Aerial and Reconnaissance Shutters
Cold War spy cameras used rotating drum shutters or slit shutters that swept across a panoramic film plane. The HYCON II shutter on the Fairchild K-38 could reach 1/3000 second using a rotating disc with angled slots. These mechanisms needed to operate reliably in high-altitude, low-pressure environments, demanding robust construction and careful lubrication. The engineering paid off in invaluable reconnaissance imagery that shaped geopolitical strategy.
The Enduring Impact of the Shutter on Photography
The shutter's evolution has directly expanded the creative vocabulary of photographers. Faster shutter speeds enable freezing of motion previously impossible to capture. Today, 1/8000 second is routine, allowing sharp images of hummingbird wings in flight or a drop of milk splashing in perfect detail. Conversely, long exposures (achieved by keeping the shutter open for seconds or hours) open creative possibilities for light trails, star trails, and serene water effects.
The choice between leaf and focal-plane shutters affects strobe synchronization, depth of field, and even camera portability. Leaf shutters allow fill flash in bright sunlight, while focal-plane shutters offer faster maximum speeds for stopping action without flash. The silent electronic shutter has made photographers almost invisible in sensitive environments—no click announces their presence at a wedding ceremony, a wildlife blind, or a museum gallery.
The Future of the Shutter
The next major frontier is the widespread adoption of the global shutter sensor. As manufacturing costs decrease, global shutters are expected to appear in more affordable cameras within the next decade. This will remove the need for a mechanical shutter entirely, offering silent operation, full flash sync at any speed, and zero distortion in all scenarios. Sony, Canon, and Nikon have all filed patents for improved global shutter designs.
Another enduring trend is the hybrid shutter. Many modern cameras offer a choice between mechanical, electronic first-curtain, and full electronic modes, allowing photographers to select the best tool for the specific shot. The mechanical shutter provides a satisfying tactile feedback and familiar sound that many photographers prefer. Fujifilm, for instance, has even simulated the sound of leaf shutters in some models.

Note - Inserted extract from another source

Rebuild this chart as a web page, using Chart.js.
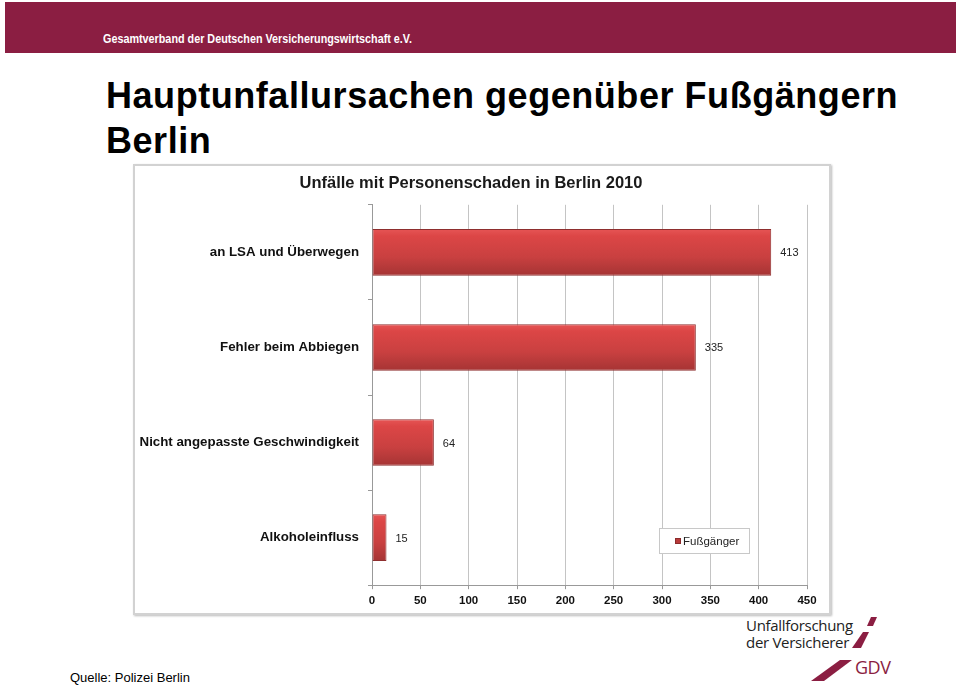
<!DOCTYPE html>
<html>
<head>
<meta charset="utf-8">
<script src="https://cdn.jsdelivr.net/npm/chart.js@4/dist/chart.umd.min.js"></script>
<style>
  html, body { margin: 0; padding: 0; background: #fff; }
  body { width: 960px; height: 686px; position: relative; overflow: hidden; font-family: "Liberation Sans", Arial, sans-serif; }
  #band { position: absolute; left: 5px; top: 2px; width: 951px; height: 51px; background: #8b1e42; }
  #band span { position: absolute; left: 98px; top: 29px; color: #fff; font: bold 13px "Liberation Sans", sans-serif; transform: scaleX(0.83); transform-origin: 0 0; white-space: nowrap; }
  #title { position: absolute; left: 106px; top: 73px; color: #000; font: bold 36px "Liberation Sans", Arial, sans-serif; line-height: 45px; letter-spacing: 0.55px; }
  #box { position: absolute; left: 133px; top: 164px; width: 694px; height: 447px; border: 2px solid #d2d2d2; box-shadow: 1px 1px 2px #bbb; }
  #chart { display: block; }
  #source { position: absolute; left: 70px; top: 670px; font: 13px "Liberation Sans", Arial, sans-serif; color: #000; }
  #logo1 { position: absolute; left: 746px; top: 617px; font: 15px "Open Sans", "DejaVu Sans", sans-serif; line-height: 17px; color: #222; letter-spacing: -0.3px; }
  #logo2 { position: absolute; left: 855px; top: 655px; font: 18px "Open Sans", sans-serif; color: #8b1e42; letter-spacing: -0.5px; }
  #slash { position: absolute; left: 0; top: 0; }
</style>
</head>
<body>
<div id="band"><span>Gesamtverband der Deutschen Versicherungswirtschaft e.V.</span></div>
<div id="title">Hauptunfallursachen gegenüber Fußgängern<br>Berlin</div>
<div id="box"><canvas id="chart" width="694" height="447"></canvas></div>
<div id="source">Quelle: Polizei Berlin</div>
<div id="logo1">Unfallforschung<br>der Versicherer</div>
<div id="logo2">GDV</div>
<svg id="slash" width="960" height="686">
  <polygon points="871,617 877,617 873,626 867,626" fill="#8b1e42"/>
  <polygon points="863,632 869,632 861,648 852,648" fill="#8b1e42"/>
  <polygon points="840,660 852,660 824,681 811,681" fill="#8b1e42"/>
</svg>
<script>
const chartTitle = "Unfälle mit Personenschaden in Berlin 2010";
const categories = ["an LSA und Überwegen", "Fehler beim Abbiegen", "Nicht angepasste Geschwindigkeit", "Alkoholeinfluss"];
const seriesName = "Fußgänger";
const values = [413, 335, 64, 15];
const xTicks = [0, 50, 100, 150, 200, 250, 300, 350, 400, 450];

// gradient per bar, light red top to darker bottom
function barFill(c) {
  const chart = c.chart;
  const y = chart.scales.y;
  if (!y || !chart.chartArea) return "#d04545";
  const mid = y.getPixelForValue(c.dataIndex);
  const half = (y.height / categories.length) * 0.49 / 2;
  const g = chart.ctx.createLinearGradient(0, mid - half, 0, mid + half);
  g.addColorStop(0, "#e65555");
  g.addColorStop(0.15, "#dc4646");
  g.addColorStop(0.6, "#c94040");
  g.addColorStop(1, "#a53434");
  return g;
}

const valueLabels = {
  id: "valueLabels",
  afterDatasetsDraw(chart) {
    const ctx = chart.ctx;
    const meta = chart.getDatasetMeta(0);
    ctx.save();
    ctx.font = "11px 'Liberation Sans', Arial, sans-serif";
    ctx.fillStyle = "#222";
    ctx.textBaseline = "middle";
    meta.data.forEach((bar, i) => {
      ctx.fillText(String(values[i]), bar.x + 9, bar.y + 1);
    });
    ctx.restore();
  }
};

const boxLegend = {
  id: "boxLegend",
  afterDraw(chart) {
    const ctx = chart.ctx;
    const x = 524, y = 362, w = 90, h = 25;
    ctx.save();
    ctx.fillStyle = "#fff";
    ctx.fillRect(x, y, w, h);
    ctx.strokeStyle = "#c8c8c8";
    ctx.lineWidth = 1;
    ctx.strokeRect(x + 0.5, y + 0.5, w, h);
    ctx.fillStyle = "#b83a3a";
    ctx.fillRect(x + 16, y + 10, 6, 6);
    ctx.strokeStyle = "#8b2c2c";
    ctx.strokeRect(x + 16.5, y + 10.5, 5, 5);
    ctx.fillStyle = "#222";
    ctx.font = "11.5px 'Liberation Sans', Arial, sans-serif";
    ctx.textBaseline = "middle";
    ctx.fillText(seriesName, x + 24, y + 13.5);
    ctx.restore();
  }
};

new Chart(document.getElementById("chart"), {
  type: "bar",
  data: {
    labels: categories,
    datasets: [{
      label: seriesName,
      data: values,
      backgroundColor: barFill,
      borderColor: "#8e2e2e",
      borderWidth: 1,
      borderSkipped: false,
      categoryPercentage: 1,
      barPercentage: 0.49
    }]
  },
  options: {
    indexAxis: "y",
    responsive: false,
    animation: false,
    layout: { padding: { left: 0, right: 22, top: 0, bottom: 0 } },
    plugins: {
      legend: { display: false },
      tooltip: { enabled: false },
      title: {
        display: true,
        text: chartTitle,
        color: "#1a1a1a",
        font: { family: "'Liberation Sans', Arial, sans-serif", size: 16.5, weight: "bold" },
        padding: { top: 8, bottom: 11 }
      }
    },
    scales: {
      x: {
        min: 0,
        max: 450,
        afterBuildTicks: (s) => { s.ticks = xTicks.map(v => ({ value: v })); },
        grid: { color: "#c4c4c4", lineWidth: 1, tickLength: 4, tickColor: "#999" },
        border: { color: "#999" },
        ticks: {
          color: "#111",
          padding: 5,
          maxRotation: 0,
          font: { family: "'Liberation Sans', Arial, sans-serif", size: 11.5, weight: "bold" }
        }
      },
      y: {
        afterFit: (s) => { s.width = 237; },
        grid: { drawOnChartArea: false, tickLength: 4, tickColor: "#999" },
        border: { color: "#999" },
        ticks: {
          color: "#111",
          padding: 9,
          font: { family: "'Liberation Sans', Arial, sans-serif", size: 13.3, weight: "bold" }
        }
      }
    }
  },
  plugins: [valueLabels, boxLegend]
});
</script>
</body>
</html>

Looking further ahead, research continues into multi-slit shutters that could simulate ultra-high frame rates for video, and adaptive shutters that change speed or shape across the frame to correct for motion blur. While we may no longer need to remove a lens cap and count to ten, the camera shutter remains a marvel of precision engineering that quietly underpins every photograph we take, connecting us directly to over 180 years of innovation and vision. For a deeper dive into specific patents and models, the engineering history of the shutter is well documented online.